It seems like you might be looking for Serialization · The Julia Language.

There are various threads on discourse discussing related problems.
My experience is that there is no fully reliable solution. JLD2.jl is working well for me most of the time, but not always. Sometimes files just cannot be read anymore for no reason that I can identify.
For structs that I really need to be able to read again, I convert them into nested Dicts and write those to JLD2 and JSON formats. The logic being that the JSON files can always be read.

1 Like

Unrelated to the serialization question per se, but I would recommend not storing credentials in plaintext on disk. I know you’ve mentioned that this is just an MVP, but from my experience these kinds of “temporary solutions” tend to linger, waiting to blow up.

For some information on alternatives, check out the OWASP Recommendations for storing passwords. If you have more data, it really sounds like you want to use a proper database (e.g.
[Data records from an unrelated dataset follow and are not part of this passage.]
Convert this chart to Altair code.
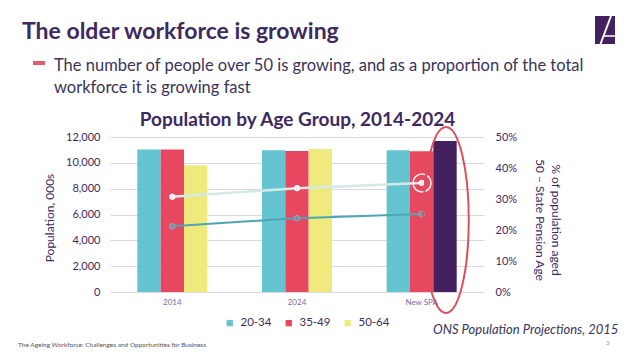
import altair as alt
import pandas as pd

# ---- data ----
categories = ["2014", "2024", "New SPA"]
age_20_34 = [11030, 10975, 10975]
age_35_49 = [11030, 10920, 10900]
age_50_64 = [9820, 11075]          # not shown for New SPA
spa_50_state_pension = [11690]     # New SPA only
pct_light = [0.307, 0.335, 0.352]
pct_dark = [0.212, 0.238, 0.252]
legend_labels = ["20-34", "35-49", "50-64"]

rows = []
for i, c in enumerate(categories):
    rows.append({"cat": c, "series": "20-34", "slot": 0, "value": age_20_34[i]})
    rows.append({"cat": c, "series": "35-49", "slot": 1, "value": age_35_49[i]})
for i, v in enumerate(age_50_64):
    rows.append({"cat": categories[i], "series": "50-64", "slot": 2, "value": v})
rows.append({"cat": "New SPA", "series": "SPA", "slot": 2, "value": spa_50_state_pension[0]})
bars_df = pd.DataFrame(rows)

lines_df = pd.DataFrame({"cat": categories, "light": pct_light, "dark": pct_dark})

# ---- layout (plot origin at page x=110, y=137) ----
OX, OY = 110, 137
W, H = 374, 155
FONT = "Lato"
INK = "#3d2a5e"

def px(x):
    return x - OX

def py(y):
    return y - OY

xscale = alt.Scale(domain=categories, paddingInner=0.438, paddingOuter=0.219)

bars = alt.Chart(bars_df).mark_bar().encode(
    x=alt.X("cat:N", scale=xscale, sort=categories, title=None,
            axis=alt.Axis(labelAngle=0, labelFontSize=8, labelColor="#7a6aa6",
                          ticks=False, domain=False, labelPadding=6, labelFont=FONT)),
    xOffset=alt.XOffset("slot:N", scale=alt.Scale(paddingInner=0, paddingOuter=0)),
    y=alt.Y("value:Q", scale=alt.Scale(domain=[0, 12000], nice=False), title=None,
            axis=alt.Axis(values=[0, 2000, 4000, 6000, 8000, 10000, 12000], format=",.0f",
                          labelFontSize=11, labelColor=INK, labelFont=FONT,
                          ticks=False, domain=False, labelPadding=10,
                          grid=True, gridColor="#dcd7e7", gridWidth=1)),
    color=alt.Color("series:N",
                    scale=alt.Scale(domain=["20-34", "35-49", "50-64", "SPA"],
                                    range=["#64c4d1", "#e8485f", "#eeea7c", "#45205f"]),
                    legend=alt.Legend(values=legend_labels, title=None, orient="none",
                                      direction="horizontal", legendX=114, legendY=180,
                                      padding=0, symbolType="square", symbolSize=40,
                                      symbolStrokeWidth=0, labelFontSize=11.5,
                                      labelFont=FONT, labelColor=INK,
                                      labelOffset=5, columnPadding=11)),
)

pct_scale = alt.Scale(domain=[0, 0.5], nice=False)
light = alt.Chart(lines_df).mark_line(
    color="#d3eae7", strokeWidth=2.5,
    point=alt.OverlayMarkDef(filled=True, fill="#f6ecef", stroke="#ffffff", strokeWidth=1, size=30),
).encode(
    x=alt.X("cat:N", scale=xscale, sort=categories),
    y=alt.Y("light:Q", scale=pct_scale, title=None,
            axis=alt.Axis(orient="right", values=[0, 0.1, 0.2, 0.3, 0.4, 0.5], format=".0%",
                          labelFontSize=11, labelColor=INK, labelFont=FONT,
                          ticks=False, domain=False, labelPadding=11, grid=False)),
)
dark = alt.Chart(lines_df).mark_line(
    color="#4fa5b4", strokeWidth=2,
    point=alt.OverlayMarkDef(filled=True, fill="#7d8fa8", stroke="#9aaabb", strokeWidth=1, size=32),
).encode(
    x=alt.X("cat:N", scale=xscale, sort=categories),
    y=alt.Y("dark:Q", scale=pct_scale, axis=None),
)

one = pd.DataFrame({"k": [0]})

def txt(text, x, y, size, color=INK, weight="normal", style="normal",
        align="left", angle=0):
    return alt.Chart(one).mark_text(
        text=text, font=FONT, fontSize=size, color=color, fontWeight=weight,
        fontStyle=style, align=align, baseline="middle", angle=angle,
    ).encode(x=alt.value(px(x)), y=alt.value(py(y)))

texts = [
    txt("The older workforce is growing", 22, 32, 23, weight="bold"),
    txt("The number of people over 50 is growing, and as a proportion of the total",
        54, 66, 16.5, color="#3a3358"),
    txt("workforce it is growing fast", 54, 88, 16.5, color="#3a3358"),
    txt("Population by Age Group, 2014-2024", 297.5, 120, 19, weight="bold", align="center"),
    txt("Population, 000s", 50, 218, 12, align="center", angle=270),
    txt("% of population aged", 556, 220, 12, align="center", angle=90),
    txt("50 \u2013 State Pension Age", 540, 220, 12, align="center", angle=90),
    txt("ONS Population Projections, 2015", 433, 330, 13, style="italic", color="#3a3358"),
    txt("The Ageing Workforce: Challenges and Opportunities for Business", 18, 345, 6.5,
        color="#555555"),
    txt("3", 606, 343, 6, color="#999999"),
]

dash = alt.Chart(one).mark_rule(color="#e0606f", strokeWidth=4).encode(
    x=alt.value(px(33)), x2=alt.value(px(45)), y=alt.value(py(63)), y2=alt.value(py(63)))

logo = alt.Chart(one).mark_rect(color="#45205f").encode(
    x=alt.value(px(595)), x2=alt.value(px(615)), y=alt.value(py(16)), y2=alt.value(py(44)))
logo_cut1 = alt.Chart(one).mark_rule(color="#ffffff", strokeWidth=2).encode(
    x=alt.value(px(611)), x2=alt.value(px(600.5)), y=alt.value(py(16)), y2=alt.value(py(44)))
logo_cut2 = alt.Chart(one).mark_rule(color="#ffffff", strokeWidth=1.5).encode(
    x=alt.value(px(604)), x2=alt.value(px(615)), y=alt.value(py(36)), y2=alt.value(py(36)))

ellipse = alt.Chart(one).mark_point(
    shape="M -0.245 0 A 0.245 1 0 1 0 0.245 0 A 0.245 1 0 1 0 -0.245 0 Z",
    size=186 * 186, filled=False, stroke="#d9515e", strokeWidth=2, opacity=1,
).encode(x=alt.value(px(446)), y=alt.value(py(220)))

small_circle = alt.Chart(one).mark_point(
    shape="circle", size=324, filled=False, stroke="#f7f0f2", strokeWidth=1.5, opacity=1,
).encode(x=alt.value(px(422)), y=alt.value(py(183)))

chart = alt.layer(
    bars, light, dark, small_circle, ellipse, dash, logo, logo_cut1, logo_cut2, *texts
).resolve_scale(y="independent").properties(
    width=W, height=H,
    autosize=alt.AutoSizeParams(type="none"),
    padding={"left": OX - 8, "top": OY - 8, "right": 622 - (OX - 8) - W,
             "bottom": 343 - (OY - 8) - H},
    background="#ffffff",
).configure_view(stroke=None)

chart.save("out.html", embed_options={"renderer": "svg", "actions": False})
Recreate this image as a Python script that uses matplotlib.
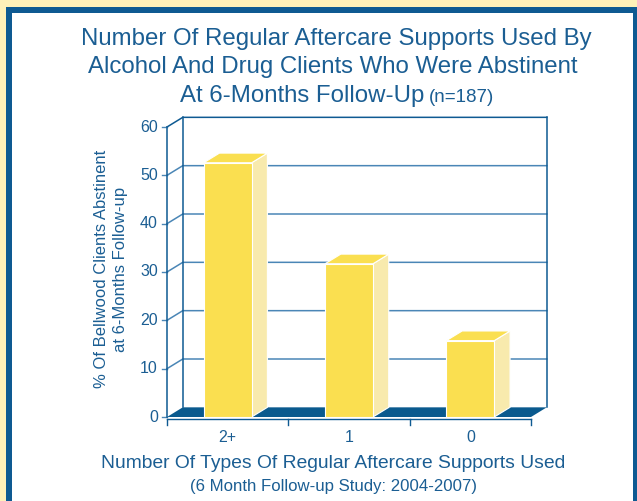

Postgres or SQLite if portability is a concern, both have Julia wrappers available as far as I know) instead of writing to disk directly.

1 Like

I’ve been doing something similar but with the built-in TOML library. For each structure I have code that converts it so it can be read and written by the TOML. So far so good. TOML understands Infinity, NaNs, bool, integers and floats. You can nest information in a few ways.

Definitely agreed! For a more serious go at credential storage I would definitely employ some sort of encryption of the strings prior to storing them as binary or encrypting the entire file after the fact. Thanks for the recommendations, thought!

I see what you mean. I will try using JLD2 as it looks like it is “good enough” for most stuff.

But it is important to understand that you will occasionally lose files. This is at least my experience, and it may have to do with the fact that I read and write files on different operating systems.

1 Like